Contractual provisions as the basis for liability

When companies work together, the contract is the first basis for liability between the two parties. It is important that clear and unambiguous contractual provisions are made. This avoids disputes later on. It is important that the service description is precise. It must be specified exactly what work the subcontractor is to perform. Another component of the contract is liability. This clearly defines the cases in which the subcontractor must pay for damage or defects. The scope of liability is also defined.

Another important point is that the place of jurisdiction is contractually regulated. This is particularly important in international business relationships. It is possible that the question of liability may be interpreted differently due to different national legal systems. It must therefore be clearly defined which national law applies and which court has jurisdiction in the event of disputes. 

The insurance obligation is also an important part of the contractual arrangement between the two parties. The German company must ensure that the subcontractor has sufficient public liability insurance. This insurance will then cover financial losses in the event of damage and minimise the risk for the client.

National and international legal regulations

In addition to contractual agreements, liability for damage and defects is also governed by legal requirements. Both national regulations and international laws play a role here.

German law: BGB and VOB/B

In Germany, liability for defects and damage is generally governed by the German Civil Code (BGB) and in certain sectors by the German Construction Contract Procedures (VOB/B).

German law states that the contractor is obliged to deliver a defect-free service. If a defect does occur, the employer has the right to have the contractor rectify the defect. In the event that rectification is not possible or the contractor does not carry it out within the agreed period, the client can claim compensation. In the construction industry, the VOB/B also applies, which provides for special warranty periods and defines the legal framework for claims for defects.

The direct liability of the client is also an important point in German law. There are various cases in which the client is liable for errors and damage caused by its subcontractor. Such a case exists, for example, if the client has not carried out its control obligations sufficiently or if the subcontractor is only considered a vicarious agent.

International legal situation

In the event that a foreign subcontractor is commissioned, the legal situation in the respective country applies. Within the EU, it is relatively simple because there are regulations on cross-border co-operation. The Rome I Regulation is particularly worth mentioning here. It stipulates that, in principle, the agreed law stated in the contract applies. In the absence of such a regulation, the law of the country in which the subcontractor has its registered office applies.

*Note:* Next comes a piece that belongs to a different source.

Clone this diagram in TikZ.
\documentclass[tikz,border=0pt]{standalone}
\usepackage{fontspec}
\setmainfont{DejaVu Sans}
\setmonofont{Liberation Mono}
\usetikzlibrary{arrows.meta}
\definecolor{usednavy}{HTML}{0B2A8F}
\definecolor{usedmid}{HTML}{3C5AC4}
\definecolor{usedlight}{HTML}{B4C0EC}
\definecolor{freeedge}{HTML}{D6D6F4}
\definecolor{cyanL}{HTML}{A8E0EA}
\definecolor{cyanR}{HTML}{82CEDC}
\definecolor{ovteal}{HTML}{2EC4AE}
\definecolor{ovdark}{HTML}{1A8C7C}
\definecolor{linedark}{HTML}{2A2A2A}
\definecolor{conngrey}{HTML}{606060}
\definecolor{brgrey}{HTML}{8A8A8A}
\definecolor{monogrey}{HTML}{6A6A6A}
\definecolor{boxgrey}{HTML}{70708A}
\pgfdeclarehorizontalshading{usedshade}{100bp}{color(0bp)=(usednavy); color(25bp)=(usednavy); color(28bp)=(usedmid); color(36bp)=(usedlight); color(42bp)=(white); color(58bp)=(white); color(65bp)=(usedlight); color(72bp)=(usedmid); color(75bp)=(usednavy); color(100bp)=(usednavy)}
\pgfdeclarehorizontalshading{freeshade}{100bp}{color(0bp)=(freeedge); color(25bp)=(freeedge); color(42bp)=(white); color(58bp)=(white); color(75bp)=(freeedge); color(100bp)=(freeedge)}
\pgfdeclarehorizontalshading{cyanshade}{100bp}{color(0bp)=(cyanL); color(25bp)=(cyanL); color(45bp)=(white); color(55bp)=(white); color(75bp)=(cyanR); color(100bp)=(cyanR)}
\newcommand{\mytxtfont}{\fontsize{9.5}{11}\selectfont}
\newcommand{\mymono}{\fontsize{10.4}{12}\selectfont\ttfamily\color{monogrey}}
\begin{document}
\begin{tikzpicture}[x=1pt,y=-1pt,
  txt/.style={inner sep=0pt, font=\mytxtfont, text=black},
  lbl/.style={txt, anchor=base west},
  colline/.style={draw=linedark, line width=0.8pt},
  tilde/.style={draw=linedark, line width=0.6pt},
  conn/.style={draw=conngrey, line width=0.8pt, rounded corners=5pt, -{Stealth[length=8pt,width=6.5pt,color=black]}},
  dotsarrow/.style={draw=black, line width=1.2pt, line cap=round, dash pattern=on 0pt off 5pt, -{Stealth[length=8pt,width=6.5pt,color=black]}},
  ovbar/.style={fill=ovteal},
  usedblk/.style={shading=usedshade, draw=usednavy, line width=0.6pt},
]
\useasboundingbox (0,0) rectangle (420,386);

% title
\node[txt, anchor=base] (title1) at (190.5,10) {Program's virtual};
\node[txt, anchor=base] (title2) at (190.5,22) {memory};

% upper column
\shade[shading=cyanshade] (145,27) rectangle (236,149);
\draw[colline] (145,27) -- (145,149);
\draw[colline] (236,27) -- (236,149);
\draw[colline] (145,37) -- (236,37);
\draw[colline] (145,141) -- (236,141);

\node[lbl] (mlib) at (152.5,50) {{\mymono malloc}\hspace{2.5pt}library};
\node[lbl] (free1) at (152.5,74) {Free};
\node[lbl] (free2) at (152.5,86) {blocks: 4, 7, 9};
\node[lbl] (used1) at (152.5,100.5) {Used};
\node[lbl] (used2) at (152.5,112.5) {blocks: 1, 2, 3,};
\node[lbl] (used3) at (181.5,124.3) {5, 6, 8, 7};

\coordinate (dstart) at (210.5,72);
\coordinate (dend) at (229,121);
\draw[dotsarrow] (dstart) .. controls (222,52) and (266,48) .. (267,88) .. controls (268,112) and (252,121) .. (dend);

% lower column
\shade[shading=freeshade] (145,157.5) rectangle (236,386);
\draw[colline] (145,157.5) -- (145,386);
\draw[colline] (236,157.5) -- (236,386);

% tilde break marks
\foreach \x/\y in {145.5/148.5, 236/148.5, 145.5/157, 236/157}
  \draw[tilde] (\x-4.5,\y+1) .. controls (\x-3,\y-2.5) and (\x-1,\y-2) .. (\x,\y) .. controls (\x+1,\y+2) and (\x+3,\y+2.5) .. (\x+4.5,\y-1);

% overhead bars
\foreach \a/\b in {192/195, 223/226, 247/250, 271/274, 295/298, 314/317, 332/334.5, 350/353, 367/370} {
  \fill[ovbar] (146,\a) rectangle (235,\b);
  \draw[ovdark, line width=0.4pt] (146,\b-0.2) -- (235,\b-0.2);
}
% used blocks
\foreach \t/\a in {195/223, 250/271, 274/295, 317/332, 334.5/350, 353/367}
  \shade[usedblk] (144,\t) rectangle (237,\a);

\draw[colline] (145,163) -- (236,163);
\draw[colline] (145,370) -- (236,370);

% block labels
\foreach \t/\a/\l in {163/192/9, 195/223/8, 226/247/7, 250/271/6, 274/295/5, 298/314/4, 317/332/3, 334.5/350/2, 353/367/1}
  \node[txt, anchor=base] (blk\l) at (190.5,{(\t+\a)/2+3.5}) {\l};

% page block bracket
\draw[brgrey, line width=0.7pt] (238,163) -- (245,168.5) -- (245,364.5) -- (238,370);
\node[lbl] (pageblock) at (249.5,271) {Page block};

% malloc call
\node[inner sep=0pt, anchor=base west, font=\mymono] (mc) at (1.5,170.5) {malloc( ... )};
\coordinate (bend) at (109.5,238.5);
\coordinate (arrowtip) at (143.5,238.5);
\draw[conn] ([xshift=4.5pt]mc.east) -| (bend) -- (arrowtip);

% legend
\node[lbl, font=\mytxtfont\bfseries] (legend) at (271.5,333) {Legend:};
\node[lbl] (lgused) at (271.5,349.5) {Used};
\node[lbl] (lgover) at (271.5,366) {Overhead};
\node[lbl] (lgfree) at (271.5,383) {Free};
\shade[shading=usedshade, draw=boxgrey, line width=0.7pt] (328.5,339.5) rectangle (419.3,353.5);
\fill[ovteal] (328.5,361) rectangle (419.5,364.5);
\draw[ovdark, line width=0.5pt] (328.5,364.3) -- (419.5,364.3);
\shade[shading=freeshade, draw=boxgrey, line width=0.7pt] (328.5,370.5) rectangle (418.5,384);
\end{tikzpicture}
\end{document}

If the subcontractors are from third world countries, legal enforcement can be significantly more difficult. It is especially important that all contractual agreements are secured in detail. It is also advisable to consider additional insurance for liability cases. This protects both parties, as enforcing claims for damages against subcontractors from third countries is much more complicated. The reason for this is that there are no bilateral agreements with Germany. 

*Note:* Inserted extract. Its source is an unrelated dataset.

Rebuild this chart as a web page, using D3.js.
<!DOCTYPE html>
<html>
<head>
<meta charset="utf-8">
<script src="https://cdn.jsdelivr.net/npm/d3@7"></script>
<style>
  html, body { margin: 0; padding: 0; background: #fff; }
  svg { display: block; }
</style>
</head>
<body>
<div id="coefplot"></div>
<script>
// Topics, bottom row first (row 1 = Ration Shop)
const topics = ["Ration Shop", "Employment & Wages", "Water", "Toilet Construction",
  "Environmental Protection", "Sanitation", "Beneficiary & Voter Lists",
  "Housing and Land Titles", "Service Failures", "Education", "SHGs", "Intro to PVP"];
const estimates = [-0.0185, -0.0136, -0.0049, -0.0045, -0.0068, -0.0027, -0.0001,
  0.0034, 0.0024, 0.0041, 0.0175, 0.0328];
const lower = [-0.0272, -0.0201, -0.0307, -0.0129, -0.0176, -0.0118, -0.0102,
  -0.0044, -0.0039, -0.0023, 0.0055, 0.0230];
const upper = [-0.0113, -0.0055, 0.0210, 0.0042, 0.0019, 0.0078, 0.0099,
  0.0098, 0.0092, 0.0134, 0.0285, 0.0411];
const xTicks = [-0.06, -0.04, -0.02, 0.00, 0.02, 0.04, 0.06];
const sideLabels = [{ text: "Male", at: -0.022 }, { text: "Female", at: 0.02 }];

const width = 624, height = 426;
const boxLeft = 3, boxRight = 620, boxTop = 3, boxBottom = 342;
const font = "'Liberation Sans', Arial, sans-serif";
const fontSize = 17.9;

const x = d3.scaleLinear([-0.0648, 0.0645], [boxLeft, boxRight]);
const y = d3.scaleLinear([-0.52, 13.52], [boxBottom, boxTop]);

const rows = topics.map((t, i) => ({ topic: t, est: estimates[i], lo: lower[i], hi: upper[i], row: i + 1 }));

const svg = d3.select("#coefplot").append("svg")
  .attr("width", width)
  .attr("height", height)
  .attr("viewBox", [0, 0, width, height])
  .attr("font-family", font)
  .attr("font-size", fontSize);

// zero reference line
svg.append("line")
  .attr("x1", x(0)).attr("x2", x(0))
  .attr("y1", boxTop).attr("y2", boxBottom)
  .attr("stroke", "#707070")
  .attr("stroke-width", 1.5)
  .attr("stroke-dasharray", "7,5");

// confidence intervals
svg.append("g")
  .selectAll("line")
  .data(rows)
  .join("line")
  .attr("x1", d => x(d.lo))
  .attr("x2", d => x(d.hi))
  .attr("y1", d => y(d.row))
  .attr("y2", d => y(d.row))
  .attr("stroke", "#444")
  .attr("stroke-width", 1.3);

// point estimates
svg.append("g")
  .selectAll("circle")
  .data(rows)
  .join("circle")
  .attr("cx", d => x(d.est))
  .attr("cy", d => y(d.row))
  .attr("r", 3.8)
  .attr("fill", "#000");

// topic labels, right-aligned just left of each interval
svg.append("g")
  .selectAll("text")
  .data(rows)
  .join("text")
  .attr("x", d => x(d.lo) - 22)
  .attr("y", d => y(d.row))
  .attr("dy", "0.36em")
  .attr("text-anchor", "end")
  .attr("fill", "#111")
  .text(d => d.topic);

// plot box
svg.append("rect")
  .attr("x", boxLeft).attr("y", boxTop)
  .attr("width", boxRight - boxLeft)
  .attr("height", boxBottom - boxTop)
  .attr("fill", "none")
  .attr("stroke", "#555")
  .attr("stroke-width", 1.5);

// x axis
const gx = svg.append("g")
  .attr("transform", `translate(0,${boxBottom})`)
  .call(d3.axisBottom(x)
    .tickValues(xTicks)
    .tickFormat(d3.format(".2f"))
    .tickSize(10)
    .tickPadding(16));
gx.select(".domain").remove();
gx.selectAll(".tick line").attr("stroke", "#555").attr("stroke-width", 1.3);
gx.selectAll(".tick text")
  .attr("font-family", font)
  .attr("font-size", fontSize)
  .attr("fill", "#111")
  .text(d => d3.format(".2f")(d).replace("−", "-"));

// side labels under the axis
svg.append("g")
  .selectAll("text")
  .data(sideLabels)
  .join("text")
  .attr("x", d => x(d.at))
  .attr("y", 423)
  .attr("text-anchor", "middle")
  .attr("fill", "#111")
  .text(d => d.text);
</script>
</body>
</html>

Liability for damage: who is responsible?

The question of liability is particularly difficult if damage is caused by the activities of a foreign subcontractor. The following cases may arise:

Direct liability of the subcontractor

It is important that the contract clearly specifies the provisions regarding the subcontractor's liability. If damage can be clearly attributed to the subcontractor, they are responsible for the damage they caused. They are also fully responsible for ensuring that their work complies with contractual and legal requirements.

Liability of the client

There are cases in which the client can be held liable themselves. Particularly if they have failed to fulfill their duty of supervision, they can be held responsible. They must thoroughly check the subcontractor in advance. The client is responsible for ensuring that the legal provisions of the Posted Workers Act or the Minimum Wage Act are complied with. Additionally, the client must ensure that they do not accept any defects that they could have recognized themselves.

Joint liability (joint and several liability)

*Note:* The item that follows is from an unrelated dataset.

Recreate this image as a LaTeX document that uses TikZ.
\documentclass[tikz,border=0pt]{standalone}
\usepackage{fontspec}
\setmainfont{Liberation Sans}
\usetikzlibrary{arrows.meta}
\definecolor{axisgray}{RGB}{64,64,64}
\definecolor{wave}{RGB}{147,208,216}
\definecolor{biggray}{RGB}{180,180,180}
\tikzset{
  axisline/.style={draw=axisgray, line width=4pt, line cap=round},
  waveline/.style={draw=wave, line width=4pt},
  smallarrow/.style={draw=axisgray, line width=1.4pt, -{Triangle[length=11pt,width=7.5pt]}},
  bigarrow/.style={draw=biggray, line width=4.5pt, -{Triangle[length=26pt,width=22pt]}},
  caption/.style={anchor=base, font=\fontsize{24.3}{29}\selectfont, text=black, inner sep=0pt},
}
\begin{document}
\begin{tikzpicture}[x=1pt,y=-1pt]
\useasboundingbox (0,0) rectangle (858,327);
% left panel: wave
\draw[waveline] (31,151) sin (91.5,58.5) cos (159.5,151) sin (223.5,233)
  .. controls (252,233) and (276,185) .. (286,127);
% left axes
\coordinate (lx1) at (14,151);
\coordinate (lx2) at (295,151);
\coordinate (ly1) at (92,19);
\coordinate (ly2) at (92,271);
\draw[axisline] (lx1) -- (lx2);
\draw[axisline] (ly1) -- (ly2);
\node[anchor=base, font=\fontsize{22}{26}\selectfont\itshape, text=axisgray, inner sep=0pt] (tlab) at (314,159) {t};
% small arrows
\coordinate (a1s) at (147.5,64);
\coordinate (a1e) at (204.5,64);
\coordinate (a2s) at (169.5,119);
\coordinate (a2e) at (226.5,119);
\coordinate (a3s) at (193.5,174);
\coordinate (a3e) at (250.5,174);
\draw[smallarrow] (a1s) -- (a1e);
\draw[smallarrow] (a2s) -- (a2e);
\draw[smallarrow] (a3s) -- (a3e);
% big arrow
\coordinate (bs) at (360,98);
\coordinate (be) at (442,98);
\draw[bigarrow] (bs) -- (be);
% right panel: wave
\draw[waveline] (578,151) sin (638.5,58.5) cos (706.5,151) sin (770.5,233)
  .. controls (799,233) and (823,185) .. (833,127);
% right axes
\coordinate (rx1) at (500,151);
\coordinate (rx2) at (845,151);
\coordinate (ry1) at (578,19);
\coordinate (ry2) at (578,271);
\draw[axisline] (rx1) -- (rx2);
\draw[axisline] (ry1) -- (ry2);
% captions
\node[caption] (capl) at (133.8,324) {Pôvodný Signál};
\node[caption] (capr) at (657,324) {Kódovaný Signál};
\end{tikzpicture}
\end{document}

In some cases, both the client and the foreign subcontractor may be jointly liable for damages or defects. In such a case, the injured party then has the right to choose from whom to claim compensation. This can be the case in particular with complex projects involving several parties.

How can you protect yourself against liability risks?

The first step in safeguarding is a detailed contract. It defines exactly which services the subcontractor must provide. It also clearly states what liability the subcontractor will assume in the event of damage. Insurance is also an important factor. It is best to stipulate in the contract that the subcontractor must take out public liability insurance. Confirmation from the insurance company, which the company asks to see in advance, is helpful here.

It is also important that the company carries out regular checks on the services provided. This can be continuous monitoring or frequent quality checks. Audits can also be carried out to ensure that the subcontractor is carrying out its work properly. These permanent checks allow defects to be recognised at an early stage. This puts both parties involved in a position where these defects can be rectified at an early stage and no major damage occurs.

In addition, the German company must ensure that the subcontractor is clearly instructed in the work. Employee training can also help to improve the quality of the work.

Clear communication structures and precise documentation of all work steps help to avoid disputes in the event of liability.